**Challenge:**
Give the material once more, word for word, without any images.

**Collected data:**
════════════════

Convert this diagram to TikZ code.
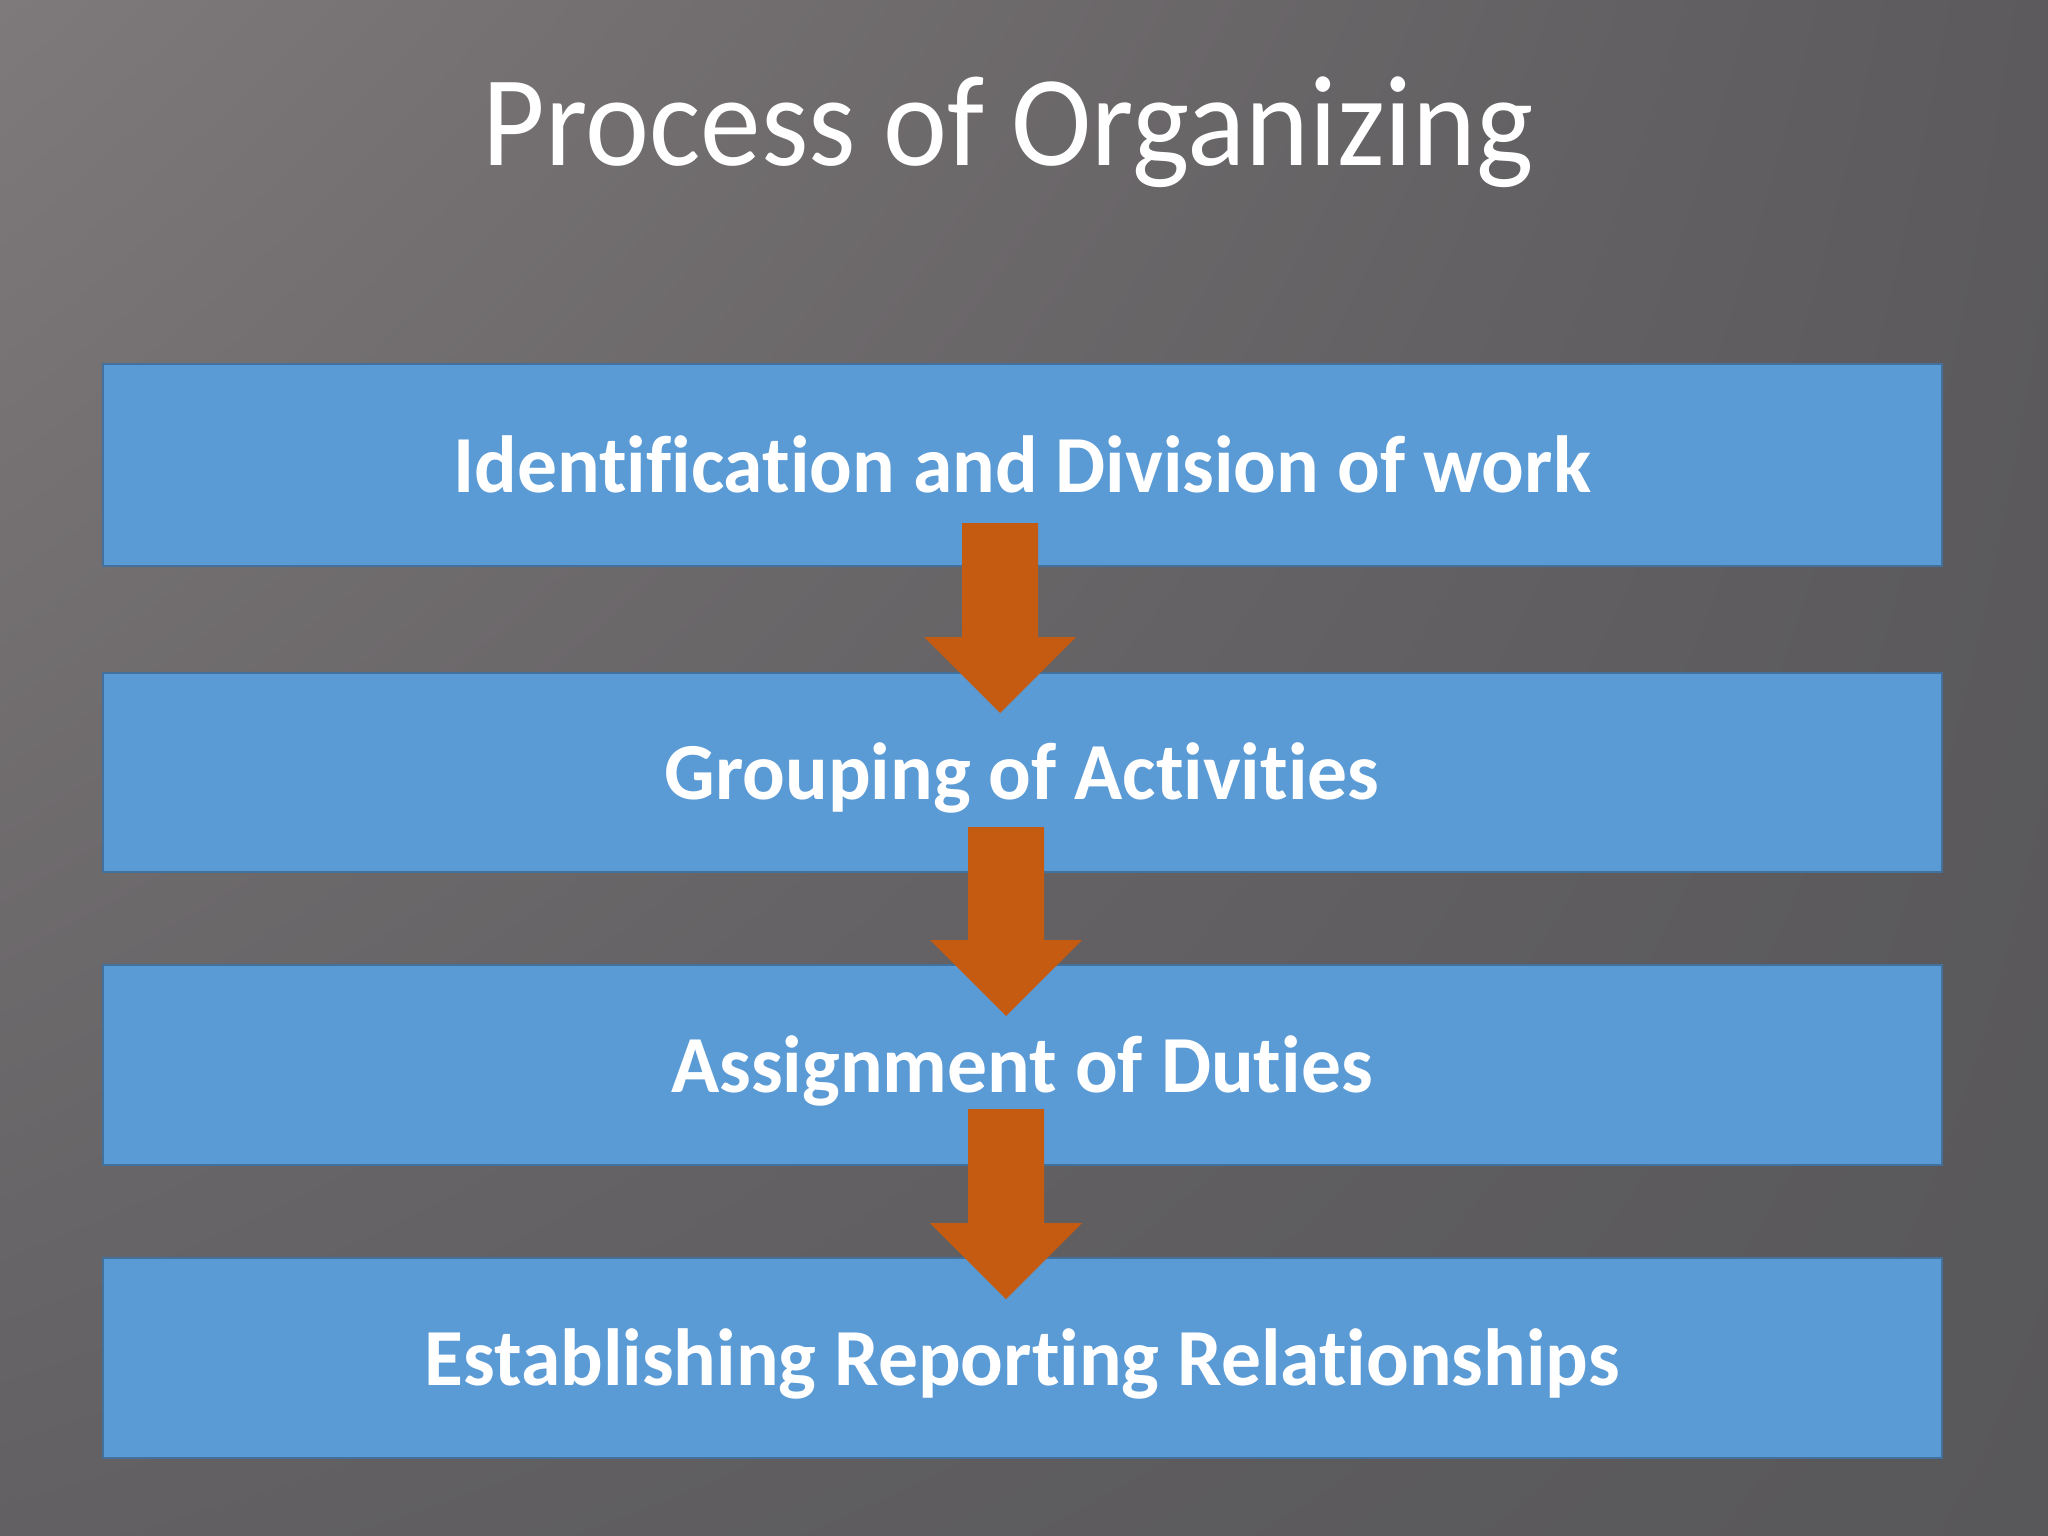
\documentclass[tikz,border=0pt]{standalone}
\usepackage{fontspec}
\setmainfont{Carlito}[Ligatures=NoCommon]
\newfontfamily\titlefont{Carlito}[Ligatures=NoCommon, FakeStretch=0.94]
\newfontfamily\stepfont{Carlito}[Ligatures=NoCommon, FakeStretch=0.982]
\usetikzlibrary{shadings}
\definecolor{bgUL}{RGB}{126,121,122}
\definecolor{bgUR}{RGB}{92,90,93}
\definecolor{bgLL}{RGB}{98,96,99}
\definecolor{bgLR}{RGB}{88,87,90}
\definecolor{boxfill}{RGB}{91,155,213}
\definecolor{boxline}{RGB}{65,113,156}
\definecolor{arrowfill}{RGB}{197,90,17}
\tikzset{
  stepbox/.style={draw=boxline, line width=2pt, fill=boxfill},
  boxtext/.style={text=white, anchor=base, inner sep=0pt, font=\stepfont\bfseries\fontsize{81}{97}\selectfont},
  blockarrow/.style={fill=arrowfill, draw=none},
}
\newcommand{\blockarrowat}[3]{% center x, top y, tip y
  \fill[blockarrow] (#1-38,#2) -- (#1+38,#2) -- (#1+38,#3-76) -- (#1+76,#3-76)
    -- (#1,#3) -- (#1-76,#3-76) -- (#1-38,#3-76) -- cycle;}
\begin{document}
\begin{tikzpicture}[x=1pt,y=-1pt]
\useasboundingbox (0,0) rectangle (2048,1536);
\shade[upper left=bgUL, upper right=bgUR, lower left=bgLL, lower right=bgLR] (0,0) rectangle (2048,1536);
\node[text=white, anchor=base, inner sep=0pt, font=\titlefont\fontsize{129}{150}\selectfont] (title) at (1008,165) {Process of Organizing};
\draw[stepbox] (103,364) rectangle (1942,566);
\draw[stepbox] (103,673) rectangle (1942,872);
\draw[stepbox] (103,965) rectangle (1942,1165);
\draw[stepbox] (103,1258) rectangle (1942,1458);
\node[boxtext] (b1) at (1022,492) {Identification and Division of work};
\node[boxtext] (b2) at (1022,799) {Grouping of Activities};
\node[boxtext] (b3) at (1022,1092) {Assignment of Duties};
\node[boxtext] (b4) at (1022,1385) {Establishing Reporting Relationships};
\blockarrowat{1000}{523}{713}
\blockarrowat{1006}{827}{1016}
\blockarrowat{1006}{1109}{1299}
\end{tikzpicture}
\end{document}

════════════════

**Task answer:**
Convert this diagram to TikZ code.
\documentclass[tikz,border=0pt]{standalone}
\usepackage{fontspec}
\setmainfont{Carlito}[Ligatures=NoCommon]
\newfontfamily\titlefont{Carlito}[Ligatures=NoCommon, FakeStretch=0.94]
\newfontfamily\stepfont{Carlito}[Ligatures=NoCommon, FakeStretch=0.982]
\usetikzlibrary{shadings}
\definecolor{bgUL}{RGB}{126,121,122}
\definecolor{bgUR}{RGB}{92,90,93}
\definecolor{bgLL}{RGB}{98,96,99}
\definecolor{bgLR}{RGB}{88,87,90}
\definecolor{boxfill}{RGB}{91,155,213}
\definecolor{boxline}{RGB}{65,113,156}
\definecolor{arrowfill}{RGB}{197,90,17}
\tikzset{
  stepbox/.style={draw=boxline, line width=2pt, fill=boxfill},
  boxtext/.style={text=white, anchor=base, inner sep=0pt, font=\stepfont\bfseries\fontsize{81}{97}\selectfont},
  blockarrow/.style={fill=arrowfill, draw=none},
}
\newcommand{\blockarrowat}[3]{% center x, top y, tip y
  \fill[blockarrow] (#1-38,#2) -- (#1+38,#2) -- (#1+38,#3-76) -- (#1+76,#3-76)
    -- (#1,#3) -- (#1-76,#3-76) -- (#1-38,#3-76) -- cycle;}
\begin{document}
\begin{tikzpicture}[x=1pt,y=-1pt]
\useasboundingbox (0,0) rectangle (2048,1536);
\shade[upper left=bgUL, upper right=bgUR, lower left=bgLL, lower right=bgLR] (0,0) rectangle (2048,1536);
\node[text=white, anchor=base, inner sep=0pt, font=\titlefont\fontsize{129}{150}\selectfont] (title) at (1008,165) {Process of Organizing};
\draw[stepbox] (103,364) rectangle (1942,566);
\draw[stepbox] (103,673) rectangle (1942,872);
\draw[stepbox] (103,965) rectangle (1942,1165);
\draw[stepbox] (103,1258) rectangle (1942,1458);
\node[boxtext] (b1) at (1022,492) {Identification and Division of work};
\node[boxtext] (b2) at (1022,799) {Grouping of Activities};
\node[boxtext] (b3) at (1022,1092) {Assignment of Duties};
\node[boxtext] (b4) at (1022,1385) {Establishing Reporting Relationships};
\blockarrowat{1000}{523}{713}
\blockarrowat{1006}{827}{1016}
\blockarrowat{1006}{1109}{1299}
\end{tikzpicture}
\end{document}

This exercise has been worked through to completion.